A series of policies that could affect the gay, lesbian and transgender community in Minnesota has local LGBTQ advocacy groups gearing up for a long fight.
The proposals — which include measures that would limit which restrooms transgender students are allowed to use, eliminate health care plans that cover “gender transition” services, and allow schools and businesses to skirt state and federal discrimination laws under religious belief pretexts — aren’t necessarily new or unique to Minnesota. Rather, they are part of what advocates see as a significant rise in what they call anti-LGBTQ measures throughout the country.
In states like Texas, Tennessee and North Carolina, dozens of bills have been introduced that, if passed, would significantly limit options for LGBTQ people in both public schools and in areas like health care, according to the Human Rights Campaign (HRC), a national LGBTQ advocacy group that tracks these kinds of bills. This year alone, the group counted more than 130 bills across 30 states that it believes would significantly harm the LGBTQ community.
“We’ve been trying to battle back this wave of anti-LGBTQ legislation we’ve been seeing over the last several years,” said Cathryn Oakley, HRC’s senior legislative counsel, at a forum held in Minneapolis last week. “In 2016, we saw an unprecedented number of anti-LGBTQ legislation … more than 250 bills filed at state legislatures across the country.”
A divided Legislature
Many of the bills considered anti-LGBTQ by advocates have been pushed by conservative Republicans. Rep. Erin Maye Quade, DFL-Apple Valley, said one reason Minnesota is seeing so many of the bills this year is the GOP’s dominance in the Minnesota House, where it holds a 20-seat majority.

Because Republicans only hold a single-vote majority over Democrats in the Senate, however, the legislation will likely never pass, she said. “No matter how crazy people can get in the House,” she said, “it seems that there are some sane people in the Senate.”
But Sen. Scott Dibble, DFL-Minneapolis, said that such a gridlock also means bills that would help the LGBTQ community are stalled as well — bills like the one Dibble authored that would ban conversion therapy in Minnesota. “We’re kind of treading water here,” Dibble said. “Ultimately, there will have to be some electoral change before we can bring any policy change around.”

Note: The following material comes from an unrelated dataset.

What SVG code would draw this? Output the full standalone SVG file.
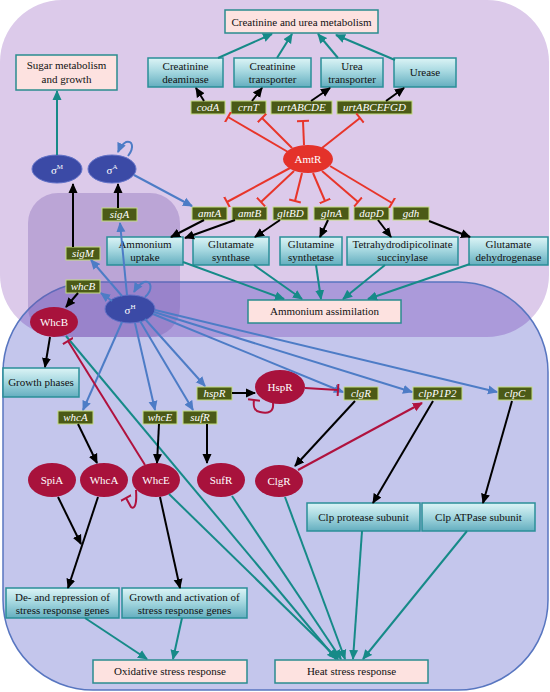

Manilan Houle, the policy and organizing coordinator for OutFront Minnesota, said banning conversion therapy — the practice of treating homosexuality as a mental disorder — has gained major traction across the country, and already 14 states have adopted official bans. Minnesota has yet to become one of those states, he said, and one reason is that the bill can’t even get a committee hearing.
And while most of the bills at the Legislature won’t make it into law, Dibble says he’s concerned about activism among the LGBTQ community in the face of a national Republican party unified around repealing Obama-era LGBTQ protections, he says.
“The last [Republican] national platform that they passed is the most extremist anti-gay platform in the history of the party,” Dibble said. “We have not only not gained ground in the party, we’ve lost ground.”
Same fight, different place
The fights are not just at the state or national level, though. Last year, after Dave Edwards pulled his now first-grade transgender girl out of a St. Paul charter school for getting bullied, he testified against a bill that would have required all transgender students in the state to use bathrooms or locker rooms that corresponded with their birth sex rather than their gender identity.

That bill failed, but Edwards is now engaged in a similar fight in a different location. Last month, Transforming Families — a Twin Cities transgender advocacy group where Edwards is a board member — along with other LGBTQ advocacy groups, squared off at an Anoka-Hennepin School Board meeting with groups who wanted the board to deny students from using bathrooms that didn’t match their birth sex.
Currently, the school board said its district determines which bathrooms or locker rooms students can use on a case-by-case basis. But LGBTQ advocacy groups like Transforming Families and OutFront Minnesota want the district to adopt a more “gender inclusive” policy like that of Minneapolis Public Schools and St. Paul Public Schools — both of which adopted policies last year that allow transgender students to use facilities that match their gender identity.

LGBTQ advocates argue that not adopting such a policy could carry dire consequences for transgender students. According to the 2016 Minnesota Student Survey, transgender students are far more likely to feel unsafe and get bullied in school, and are also more likely to attempt suicide than other students.
The Anoka-Hennepin school district has yet to change its stance, but Houle said they’re planning to pack the school board’s next meeting on April 24 in a show of force. “If they show up and we’re absent, they look like they’re the majority,” Houle said, regarding those opposing “gender inclusive” policies.
And with President Trump’s recent reversal on a federal directive that pushed for more gender inclusive policies nationwide, Houle said, they may be in for more pushback than normal this year. “We cannot afford to not show up,” he said. “Now more than ever.”